I find all this very American.

jvc said...

There's nothing wrong with working at Starbucks if you haven't gone 100,000 USD in debt for a Mickey Mouse degree with other people's money and/or married at age 20 with no way to financially support a family.

jvc said...

The aspect of this that is very American is our insatiable consumerist attitude when it comes to everything, including human relationships and dating.

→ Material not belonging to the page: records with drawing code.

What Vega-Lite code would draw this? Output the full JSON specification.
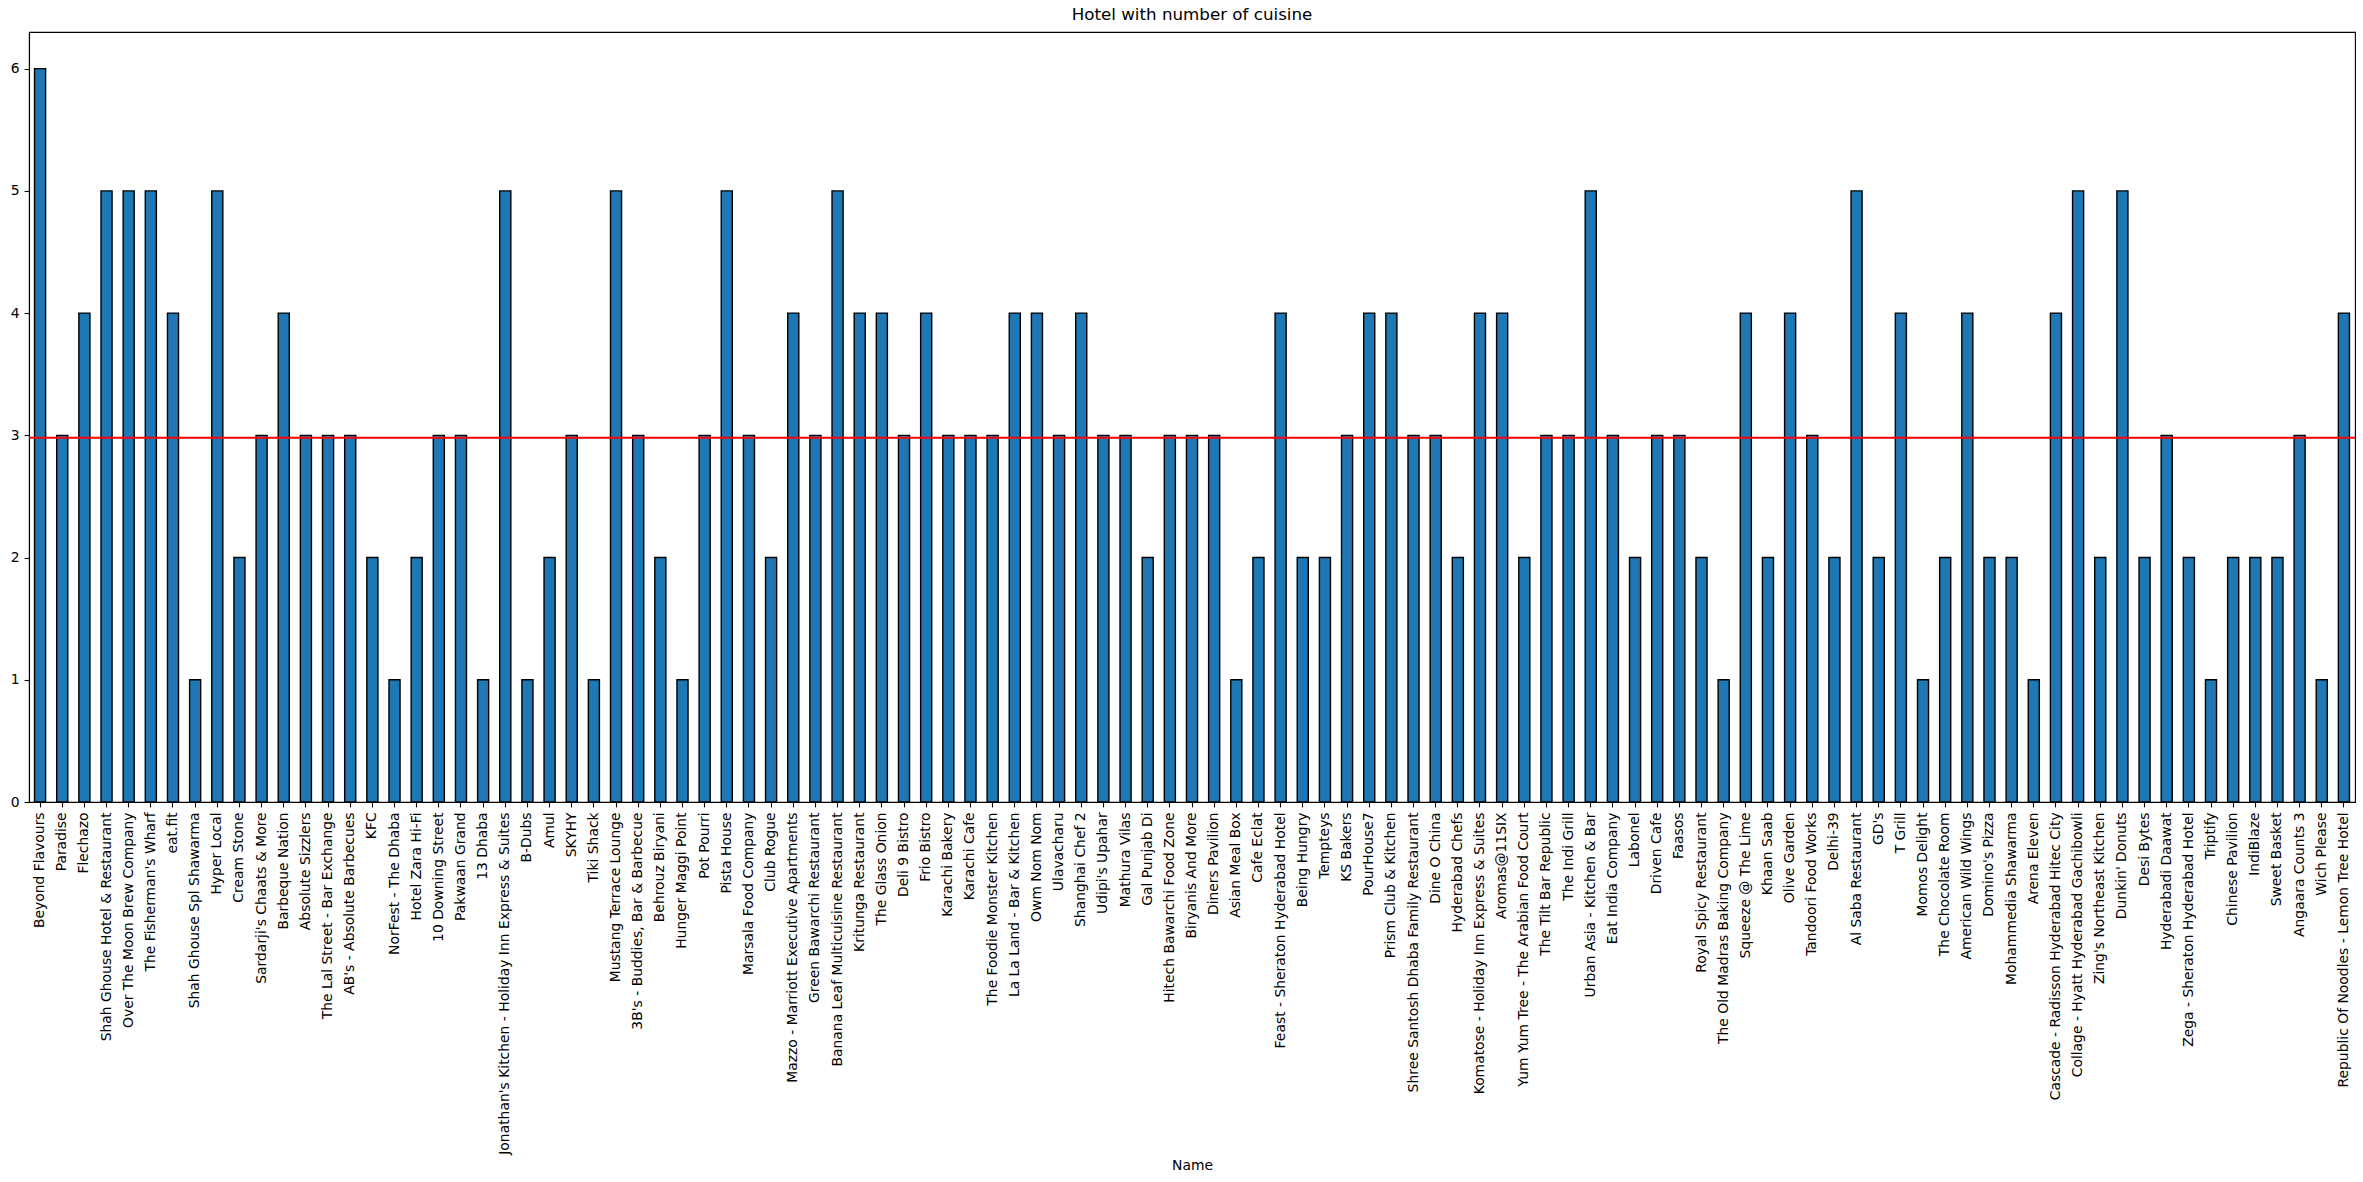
{
  "$schema": "https://vega.github.io/schema/vega-lite/v6.json",
  "autosize": {"type": "none"},
  "width": 2326,
  "height": 770,
  "padding": {"left": 29, "top": 32, "right": 8, "bottom": 380},
  "background": "white",
  "title": {"text": "Hotel with number of cuisine", "fontSize": 16.7, "font": "DejaVu Sans", "fontWeight": "normal", "color": "black", "offset": 8, "anchor": "middle"},
  "config": {
    "view": {"stroke": "black", "strokeWidth": 1.1},
    "axis": {"labelFont": "DejaVu Sans", "titleFont": "DejaVu Sans", "labelFontSize": 13.9, "titleFontSize": 13.9, "titleFontWeight": "normal", "labelColor": "black", "titleColor": "black", "tickColor": "black", "domainColor": "black", "tickSize": 4.9, "tickWidth": 1.1, "domainWidth": 1.1, "grid": false}
  },
  "data": {"values": [
    {"Name": "Beyond Flavours", "Cuisines": 6},
    {"Name": "Paradise", "Cuisines": 3},
    {"Name": "Flechazo", "Cuisines": 4},
    {"Name": "Shah Ghouse Hotel & Restaurant", "Cuisines": 5},
    {"Name": "Over The Moon Brew Company", "Cuisines": 5},
    {"Name": "The Fisherman's Wharf", "Cuisines": 5},
    {"Name": "eat.fit", "Cuisines": 4},
    {"Name": "Shah Ghouse Spl Shawarma", "Cuisines": 1},
    {"Name": "Hyper Local", "Cuisines": 5},
    {"Name": "Cream Stone", "Cuisines": 2},
    {"Name": "Sardarji's Chaats & More", "Cuisines": 3},
    {"Name": "Barbeque Nation", "Cuisines": 4},
    {"Name": "Absolute Sizzlers", "Cuisines": 3},
    {"Name": "The Lal Street - Bar Exchange", "Cuisines": 3},
    {"Name": "AB's - Absolute Barbecues", "Cuisines": 3},
    {"Name": "KFC", "Cuisines": 2},
    {"Name": "NorFest - The Dhaba", "Cuisines": 1},
    {"Name": "Hotel Zara Hi-Fi", "Cuisines": 2},
    {"Name": "10 Downing Street", "Cuisines": 3},
    {"Name": "Pakwaan Grand", "Cuisines": 3},
    {"Name": "13 Dhaba", "Cuisines": 1},
    {"Name": "Jonathan's Kitchen - Holiday Inn Express & Suites", "Cuisines": 5},
    {"Name": "B-Dubs", "Cuisines": 1},
    {"Name": "Amul", "Cuisines": 2},
    {"Name": "SKYHY", "Cuisines": 3},
    {"Name": "Tiki Shack", "Cuisines": 1},
    {"Name": "Mustang Terrace Lounge", "Cuisines": 5},
    {"Name": "3B's - Buddies, Bar & Barbecue", "Cuisines": 3},
    {"Name": "Behrouz Biryani", "Cuisines": 2},
    {"Name": "Hunger Maggi Point", "Cuisines": 1},
    {"Name": "Pot Pourri", "Cuisines": 3},
    {"Name": "Pista House", "Cuisines": 5},
    {"Name": "Marsala Food Company", "Cuisines": 3},
    {"Name": "Club Rogue", "Cuisines": 2},
    {"Name": "Mazzo - Marriott Executive Apartments", "Cuisines": 4},
    {"Name": "Green Bawarchi Restaurant", "Cuisines": 3},
    {"Name": "Banana Leaf Multicuisine Restaurant", "Cuisines": 5},
    {"Name": "Kritunga Restaurant", "Cuisines": 4},
    {"Name": "The Glass Onion", "Cuisines": 4},
    {"Name": "Deli 9 Bistro", "Cuisines": 3},
    {"Name": "Frio Bistro", "Cuisines": 4},
    {"Name": "Karachi Bakery", "Cuisines": 3},
    {"Name": "Karachi Cafe", "Cuisines": 3},
    {"Name": "The Foodie Monster Kitchen", "Cuisines": 3},
    {"Name": "La La Land - Bar & Kitchen", "Cuisines": 4},
    {"Name": "Owm Nom Nom", "Cuisines": 4},
    {"Name": "Ulavacharu", "Cuisines": 3},
    {"Name": "Shanghai Chef 2", "Cuisines": 4},
    {"Name": "Udipi's Upahar", "Cuisines": 3},
    {"Name": "Mathura Vilas", "Cuisines": 3},
    {"Name": "Gal Punjab Di", "Cuisines": 2},
    {"Name": "Hitech Bawarchi Food Zone", "Cuisines": 3},
    {"Name": "Biryanis And More", "Cuisines": 3},
    {"Name": "Diners Pavilion", "Cuisines": 3},
    {"Name": "Asian Meal Box", "Cuisines": 1},
    {"Name": "Cafe Eclat", "Cuisines": 2},
    {"Name": "Feast - Sheraton Hyderabad Hotel", "Cuisines": 4},
    {"Name": "Being Hungry", "Cuisines": 2},
    {"Name": "Tempteys", "Cuisines": 2},
    {"Name": "KS Bakers", "Cuisines": 3},
    {"Name": "PourHouse7", "Cuisines": 4},
    {"Name": "Prism Club & Kitchen", "Cuisines": 4},
    {"Name": "Shree Santosh Dhaba Family Restaurant", "Cuisines": 3},
    {"Name": "Dine O China", "Cuisines": 3},
    {"Name": "Hyderabad Chefs", "Cuisines": 2},
    {"Name": "Komatose - Holiday Inn Express & Suites", "Cuisines": 4},
    {"Name": "Aromas@11SIX", "Cuisines": 4},
    {"Name": "Yum Yum Tree - The Arabian Food Court", "Cuisines": 2},
    {"Name": "The Tilt Bar Republic", "Cuisines": 3},
    {"Name": "The Indi Grill", "Cuisines": 3},
    {"Name": "Urban Asia - Kitchen & Bar", "Cuisines": 5},
    {"Name": "Eat India Company", "Cuisines": 3},
    {"Name": "Labonel", "Cuisines": 2},
    {"Name": "Driven Cafe", "Cuisines": 3},
    {"Name": "Faasos", "Cuisines": 3},
    {"Name": "Royal Spicy Restaurant", "Cuisines": 2},
    {"Name": "The Old Madras Baking Company", "Cuisines": 1},
    {"Name": "Squeeze @ The Lime", "Cuisines": 4},
    {"Name": "Khaan Saab", "Cuisines": 2},
    {"Name": "Olive Garden", "Cuisines": 4},
    {"Name": "Tandoori Food Works", "Cuisines": 3},
    {"Name": "Delhi-39", "Cuisines": 2},
    {"Name": "Al Saba Restaurant", "Cuisines": 5},
    {"Name": "GD's", "Cuisines": 2},
    {"Name": "T Grill", "Cuisines": 4},
    {"Name": "Momos Delight", "Cuisines": 1},
    {"Name": "The Chocolate Room", "Cuisines": 2},
    {"Name": "American Wild Wings", "Cuisines": 4},
    {"Name": "Domino's Pizza", "Cuisines": 2},
    {"Name": "Mohammedia Shawarma", "Cuisines": 2},
    {"Name": "Arena Eleven", "Cuisines": 1},
    {"Name": "Cascade - Radisson Hyderabad Hitec City", "Cuisines": 4},
    {"Name": "Collage - Hyatt Hyderabad Gachibowli", "Cuisines": 5},
    {"Name": "Zing's Northeast Kitchen", "Cuisines": 2},
    {"Name": "Dunkin' Donuts", "Cuisines": 5},
    {"Name": "Desi Bytes", "Cuisines": 2},
    {"Name": "Hyderabadi Daawat", "Cuisines": 3},
    {"Name": "Zega - Sheraton Hyderabad Hotel", "Cuisines": 2},
    {"Name": "Triptify", "Cuisines": 1},
    {"Name": "Chinese Pavilion", "Cuisines": 2},
    {"Name": "IndiBlaze", "Cuisines": 2},
    {"Name": "Sweet Basket", "Cuisines": 2},
    {"Name": "Angaara Counts 3", "Cuisines": 3},
    {"Name": "Wich Please", "Cuisines": 1},
    {"Name": "Republic Of Noodles - Lemon Tree Hotel", "Cuisines": 4}
  ]},
  "layer": [
    {
      "mark": {"type": "bar", "fill": "#1f77b4", "stroke": "black", "strokeWidth": 1.4},
      "encoding": {
        "x": {"field": "Name", "type": "nominal", "sort": null,
              "scale": {"paddingInner": 0.5, "paddingOuter": 0.25},
              "axis": {"title": "Name", "labelAngle": -90, "labelOverlap": false, "labelLimit": 1000, "labelPadding": 5, "titleY": 363, "titleBaseline": "middle"}},
        "y": {"field": "Cuisines", "type": "quantitative",
              "scale": {"domain": [0, 6.3], "nice": false, "zero": true},
              "axis": {"title": null, "values": [0, 1, 2, 3, 4, 5, 6], "format": "d", "labelPadding": 5}}
      }
    },
    {
      "mark": {"type": "rule", "color": "red", "strokeWidth": 2},
      "encoding": {
        "y": {"aggregate": "mean", "field": "Cuisines", "type": "quantitative"}
      }
    }
  ]
}
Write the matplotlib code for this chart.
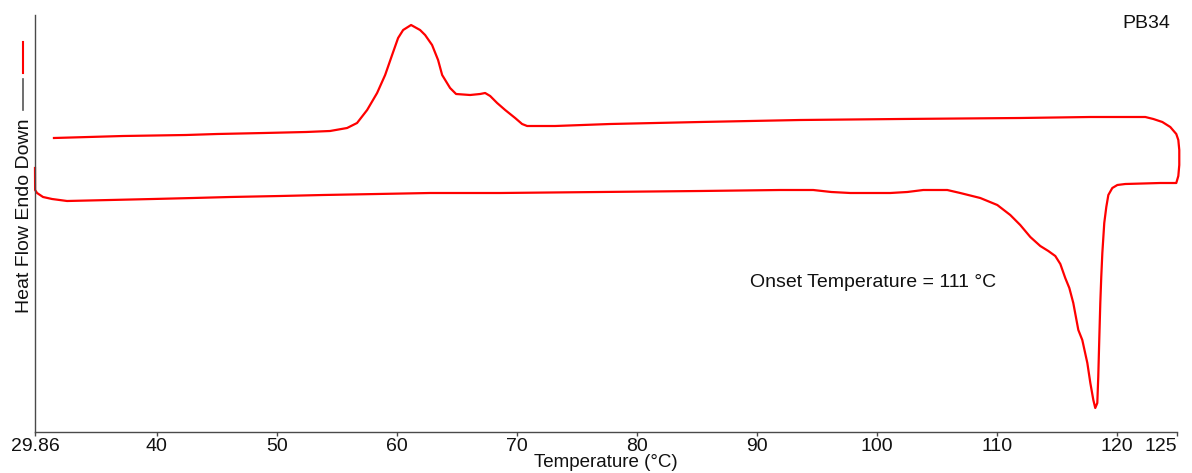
import matplotlib
matplotlib.use("Agg")
import matplotlib.pyplot as plt
from matplotlib.lines import Line2D

plt.rcParams['font.family'] = ['Liberation Sans', 'DejaVu Sans']

# DSC run of sample PB34: heating segment then cooling segment (arbitrary heat-flow units)
heat_temp = [29.86, 29.87, 30.03, 30.53, 31.28, 32.53, 36.11, 39.69, 43.03, 46.11,
             50.28, 53.86, 58.36, 62.78, 68.61, 76.94, 85.28, 91.94, 94.69, 96.20,
             97.78, 101.11, 102.53, 103.86, 105.86, 106.94, 108.61, 110.03, 111.11,
             111.94, 112.78, 113.61, 114.28, 114.86, 115.28, 115.69, 116.03, 116.36,
             116.78, 117.11, 117.53, 117.78, 118.03, 118.19, 118.36, 118.44, 118.53,
             118.61, 118.69, 118.78, 118.94, 119.11, 119.28, 119.61, 120.03, 120.69,
             123.61, 124.94, 125.11, 125.19, 125.19, 125.11, 124.94, 124.44, 123.78,
             123.03, 122.36]
heat_flow = [0.82, 0.60, 0.57, 0.53, 0.51, 0.49, 0.50, 0.51, 0.52, 0.53,
             0.54, 0.55, 0.56, 0.57, 0.57, 0.58, 0.59, 0.60, 0.60, 0.58,
             0.57, 0.57, 0.58, 0.60, 0.60, 0.57, 0.52, 0.45, 0.35,
             0.25, 0.13, 0.04, -0.01, -0.06, -0.14, -0.28, -0.38, -0.53,
             -0.80, -0.90, -1.13, -1.33, -1.50, -1.58, -1.53, -1.27, -0.87,
             -0.53, -0.27, -0.03, 0.27, 0.43, 0.55, 0.62, 0.65, 0.66,
             0.67, 0.67, 0.74, 0.85, 1.00, 1.10, 1.16, 1.23, 1.28,
             1.31, 1.33]

cool_temp = [122.36, 117.78, 111.94, 101.94, 93.61, 85.28, 77.78, 73.19, 70.86,
             70.44, 69.86, 69.03, 68.36, 67.78, 67.36, 66.94, 66.11, 64.94, 64.44,
             63.78, 63.44, 62.94, 62.36, 61.94, 61.19, 60.53, 60.11, 59.61, 59.03,
             58.36, 57.53, 56.69, 55.86, 54.44, 52.44, 48.94, 45.03, 42.44, 37.19,
             31.44]
cool_flow = [1.33, 1.33, 1.32, 1.31, 1.30, 1.28, 1.26, 1.24, 1.24,
             1.26, 1.32, 1.40, 1.47, 1.54, 1.57, 1.56, 1.55, 1.56, 1.62,
             1.75, 1.90, 2.05, 2.15, 2.20, 2.25, 2.20, 2.12, 1.95, 1.75,
             1.57, 1.40, 1.27, 1.22, 1.19, 1.18, 1.17, 1.16, 1.15, 1.14,
             1.12]

tick_values = [29.86, 40, 50, 60, 70, 80, 90, 100, 110, 120, 125]
tick_labels = ["29.86", "40", "50", "60", "70", "80", "90", "100", "110", "120", "125"]

W, H = 1192, 473
fig = plt.figure(figsize=(W / 100, H / 100), dpi=100)
ax = fig.add_axes([35 / W, 41 / H, (1177 - 35) / W, (432 - 15) / H])

ax.plot(heat_temp + cool_temp, heat_flow + cool_flow, color="#ff0000", lw=1.6,
        clip_on=False, solid_joinstyle="round")

ax.set_xlim(29.86, 125)
ax.set_ylim(-1.82, 2.35)

for side in ("top", "right"):
    ax.spines[side].set_visible(False)
ax.spines["left"].set_color("#4a4a4a")
ax.spines["bottom"].set_color("#4a4a4a")
ax.spines["left"].set_linewidth(1.0)
ax.spines["bottom"].set_linewidth(1.0)

ax.set_yticks([])
ax.set_xticks(tick_values)
ax.set_xticklabels(tick_labels)
ax.tick_params(axis="x", length=3, width=1, color="#4a4a4a", pad=1.5,
               labelsize=14, labelcolor="#111111")
ax.get_xticklabels()[-1].set_horizontalalignment("right")

ax.set_xlabel("Temperature (°C)", fontsize=13.5, color="#111111", labelpad=-1)

# rotated y label with its line-style key above it
fig.text(25 / W, 1 - 216 / H, "Heat Flow Endo Down", rotation=90,
         ha="center", va="center", fontsize=14, color="#111111")
fig.add_artist(Line2D([23 / W, 23 / W], [1 - 110 / H, 1 - 79 / H],
                      color="#555555", lw=1.2))
fig.add_artist(Line2D([23 / W, 23 / W], [1 - 73 / H, 1 - 42 / H],
                      color="#ff0000", lw=1.5))

fig.text(1170 / W, 1 - 15 / H, "PB34", ha="right", va="top",
         fontsize=14, color="#111111")

ax.text(89.44, -0.37, "Onset Temperature = 111 °C", ha="left", va="baseline",
        fontsize=14, color="#111111")

fig.savefig("out.png", dpi=100, facecolor="white")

WASP culture has wholly adopted the attitude that you need to marry up as much as you can, and the American Catholic twist is that you have to find as Super Catholic a spouse as possible.

Tim in Cleveland said...

I guess we're all just losers.

Timothy said...

I guess us single males are all losers.

Anonymous said...

I'm currently dating a Lutheran, and she's awesome. Just thought I'd throw that out there.

Susan said...

What's wrong with working at Starbucks? Pretty hypocritical for a Catholic to support or work for a Starbucks.

Joshua said...

Ritter may be correct to a degree, but a lot of the good, middle-class jobs have gone to women.

In a post-industrial economy, the solid $40k and up jobs belong to women, who are naturally stronger networkers than men.

Most women will not date a man who makes less than they do. They won't come out and say it, but they won't.